Once filed, the evaluation enters the mentee’s personnel or academic record. EEOC regulations require employers to retain all personnel and employment records for at least one year, and if the employee is involuntarily terminated, records must be kept for one year from the date of termination.3U.S. Equal Employment Opportunity Commission. Recordkeeping Requirements Other federal requirements layer on top depending on the type of record — payroll records must be kept for three years under the Fair Labor Standards Act, and benefit plan documents for the full life of the plan plus one year.4U.S. Department of Labor. Fact Sheet 21 – Recordkeeping Requirements Under the Fair Labor Standards Act Many organizations adopt a blanket internal retention policy of three to seven years for all personnel documents to satisfy the longest applicable requirement without having to sort records into categories.

No federal law grants employees a general right to inspect their own personnel files, but roughly half the states have enacted laws that do. In those states, employees can typically view their file and take notes, and some states require the employer to provide copies on request. Response deadlines under state law range from a few business days to about 30 calendar days. If your state does not have a personnel-access statute, access depends entirely on your employer’s internal policy. Either way, mentees should know they can ask — and mentors should write evaluations knowing the mentee will likely read them.

Handling Disagreements

A mentee who disagrees with an evaluation rating or narrative comment usually has the right to attach a written rebuttal, though this is governed by employer policy rather than federal law. The rebuttal becomes part of the permanent record alongside the evaluation itself, so both perspectives are preserved for anyone who reviews the file later.

If your organization offers a formal rebuttal process, the mentee typically has a set window — often 10 to 30 days — to submit a written response. The rebuttal should reference specific ratings or statements in the evaluation and offer concrete counter-evidence, not just a general objection. A mentee who writes “I disagree with the communication rating because I led three client calls without incident during the review period” is far more persuasive than one who writes “this rating is unfair.”
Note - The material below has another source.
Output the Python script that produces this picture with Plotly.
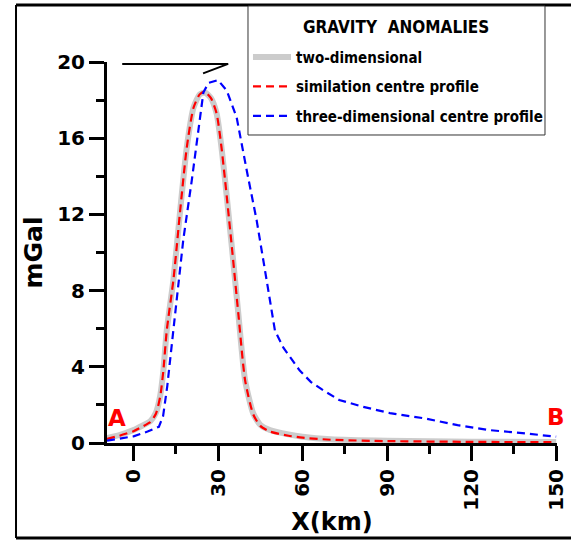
import plotly.graph_objects as go

# ---- data ----
x_2d = [-9.4, -5, 0, 3, 6, 8, 9.5, 10.6, 11.8, 14.2, 16.5, 18.9, 21.3, 23.5, 25.4, 27.5,
        29.5, 31, 32.5, 34.9, 37.2, 39.6, 42.5, 45, 48.4, 55, 60, 70, 90, 120, 150]
y_2d = [0.26, 0.42, 0.68, 0.9, 1.15, 1.6, 2.5, 3.8, 5.9, 8.6, 12.1, 15.5, 17.6, 18.3, 18.4, 18.1,
        17.3, 15.8, 13.8, 10.3, 6.8, 3.3, 1.55, 0.95, 0.68, 0.45, 0.33, 0.2, 0.12, 0.07, 0.05]

x_sim = [-9.4, -5, 0, 3, 6, 8, 9.5, 10.6, 11.8, 14.2, 16.5, 18.9, 21.3, 23.5, 25.2, 27.5,
         29.5, 31, 32.5, 34.9, 37.2, 39.6, 42.5, 45, 48.4, 55, 60, 70, 90, 120, 150]
y_sim = [0.22, 0.38, 0.62, 0.85, 1.1, 1.55, 2.45, 3.8, 5.9, 8.6, 12.1, 15.5, 17.6, 18.3, 18.45, 18.1,
         17.3, 15.8, 13.8, 10.3, 6.8, 3.3, 1.5, 0.9, 0.6, 0.38, 0.28, 0.17, 0.1, 0.06, 0.04]

x_3d = [-9.4, -4.7, 0, 5, 9, 10.5, 12, 14.8, 17.7, 20.7, 23.0, 24.8, 26.6, 30.0, 33.1, 36.6,
        40.2, 43.7, 47.3, 50.2, 53.2, 56, 59, 63, 67, 73, 81.5, 91, 103, 115, 126, 138, 150]
y_3d = [0.12, 0.22, 0.35, 0.6, 0.85, 1.4, 3.0, 6.8, 10.7, 13.8, 16.4, 18.4, 18.9, 19.05, 18.5, 17.1,
        14.3, 11.7, 8.5, 5.9, 5.0, 4.4, 3.8, 3.2, 2.8, 2.26, 1.9, 1.57, 1.3, 0.94, 0.68, 0.52, 0.33]

x_ticks = [0, 30, 60, 90, 120, 150]
y_ticks = [0, 4, 8, 12, 16, 20]

FONT = "DejaVu Sans"
NARROW = "DejaVu Sans Condensed"

fig = go.Figure()
fig.add_trace(go.Scatter(x=x_2d, y=y_2d, mode="lines", name="two-dimensional", legendgroup="g1",
                         line=dict(color="#cccccc", width=6, shape="spline", smoothing=0.6)))
fig.add_trace(go.Scatter(x=x_sim, y=y_sim, mode="lines", name="similation centre profile", legendgroup="g2",
                         line=dict(color="#ff0000", width=2.2, dash="8px,5px", shape="spline", smoothing=0.6)))
fig.add_trace(go.Scatter(x=x_3d, y=y_3d, mode="lines", name="three-dimensional centre profile", legendgroup="g3",
                         line=dict(color="#0000ff", width=2.2, dash="8px,5px")))

axis_common = dict(
    showline=True, linecolor="black", linewidth=3, mirror=False,
    ticks="outside", ticklen=15, tickwidth=3, tickcolor="black",
    showgrid=False, zeroline=False,
    tickfont=dict(family=FONT, size=20, color="black", weight="bold"),
)

fig.update_xaxes(
    range=[-9.4, 150.3], tickmode="array", tickvals=x_ticks, ticktext=[str(v) for v in x_ticks],
    tickangle=-90,
    minor=dict(ticks="outside", ticklen=8, tickwidth=3, tickcolor="black", dtick=15, tick0=15),
    title=dict(text="X(km)", font=dict(family=FONT, size=24, color="black", weight="bold"), standoff=4),
    **axis_common,
)
fig.update_yaxes(
    range=[0, 20], tickmode="array", tickvals=y_ticks, ticktext=[str(v) for v in y_ticks],
    minor=dict(ticks="outside", ticklen=8, tickwidth=3, tickcolor="black", dtick=2, tick0=2),
    title=dict(text="mGal", font=dict(family=FONT, size=25, color="black", weight="bold"), standoff=8),
    **axis_common,
)

fig.update_layout(
    width=571, height=543,
    margin=dict(l=107, r=14, t=62, b=100, autoexpand=False),
    plot_bgcolor="white", paper_bgcolor="white",
    showlegend=True,
    legend=dict(
        x=0.3133, y=1.056, xanchor="left", yanchor="top",
        bgcolor="rgba(0,0,0,0)", borderwidth=0, itemwidth=38,
        font=dict(family=NARROW, size=15, color="black", weight="bold"),
        tracegroupgap=7,
    ),
    shapes=[
        # frame
        dict(type="line", xref="paper", yref="paper", x0=-0.2022, x1=1.04, y0=1.1496, y1=1.1496,
             line=dict(color="black", width=3)),
        dict(type="line", xref="paper", yref="paper", x0=-0.2022, x1=1.04, y0=-0.2493, y1=-0.2493,
             line=dict(color="black", width=3)),
        dict(type="line", xref="paper", yref="paper", x0=-0.2022, x1=-0.2022, y0=-0.2493, y1=1.1496,
             line=dict(color="black", width=2)),
        # legend box
        dict(type="rect", xref="paper", yref="paper", x0=0.3133, x1=0.9733, y0=0.8084, y1=1.147,
             line=dict(color="#333333", width=1), fillcolor="white", layer="above"),
        # E arrow
        dict(type="path", xref="x", yref="y", path="M -4,19.9 L 33.6,19.9 L 24.7,19.4",
             line=dict(color="black", width=2)),
    ],
    annotations=[
        dict(text="GRAVITY  ANOMALIES", x=0.6422, y=1.0919, xref="paper", yref="paper",
             xanchor="center", yanchor="middle",
             showarrow=False, font=dict(family=NARROW, size=17, color="black", weight="bold")),
        dict(text="E", x=28.8, y=20.95, xref="x", yref="y", showarrow=False,
             xanchor="center", yanchor="middle",
             font=dict(family=FONT, size=26, color="black", weight="bold")),
        dict(text="A", x=-5.7, y=1.3, xref="x", yref="y", showarrow=False,
             xanchor="center", yanchor="middle",
             font=dict(family=FONT, size=23, color="#ff0000", weight="bold")),
        dict(text="B", x=150, y=1.36, xref="x", yref="y", showarrow=False,
             xanchor="center", yanchor="middle",
             font=dict(family=FONT, size=23, color="#ff0000", weight="bold")),
    ],
)

fig.write_html("out.html", config={"displayModeBar": False},
               post_script="document.body.style.margin='0';")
Where the disagreement is significant enough to suggest bias or procedural error, most organizations allow the mentee to escalate to a supervisor, an HR representative, or an ombudsperson. Evaluations that contain discriminatory language or are unsupported by any documented evidence are the ones most likely to be revised or removed from the file after review. Mentors who follow the defensibility practices described earlier — observable criteria, consistent standards, no personal commentary — rarely face successful challenges.

Unpaid Mentorships and Wage Compliance

If the mentee is unpaid and the mentorship takes place in a private-sector organization, the arrangement may trigger federal wage requirements. The Department of Labor uses a “primary beneficiary test” to determine whether someone in a training or internship relationship is actually an employee entitled to minimum wage and overtime under the Fair Labor Standards Act.5U.S. Department of Labor. Internship Programs Under The Fair Labor Standards Act The test weighs seven factors, including whether the mentee understands there is no expectation of compensation, whether the experience resembles an educational program, whether the work complements rather than displaces paid employees, and whether the arrangement is tied to academic credit.

No single factor is decisive — courts look at the overall picture. But if the mentee is performing productive work that the organization would otherwise pay someone to do, the relationship starts to look like employment regardless of what the mentorship agreement calls it. The evaluation form itself can become evidence in a wage dispute, because detailed documentation of the mentee’s work products and responsibilities reveals whether the arrangement was genuinely developmental or functionally a job. Mentors should be aware of this dynamic, and organizations running unpaid mentorship programs should consult counsel before assuming they are exempt from wage laws.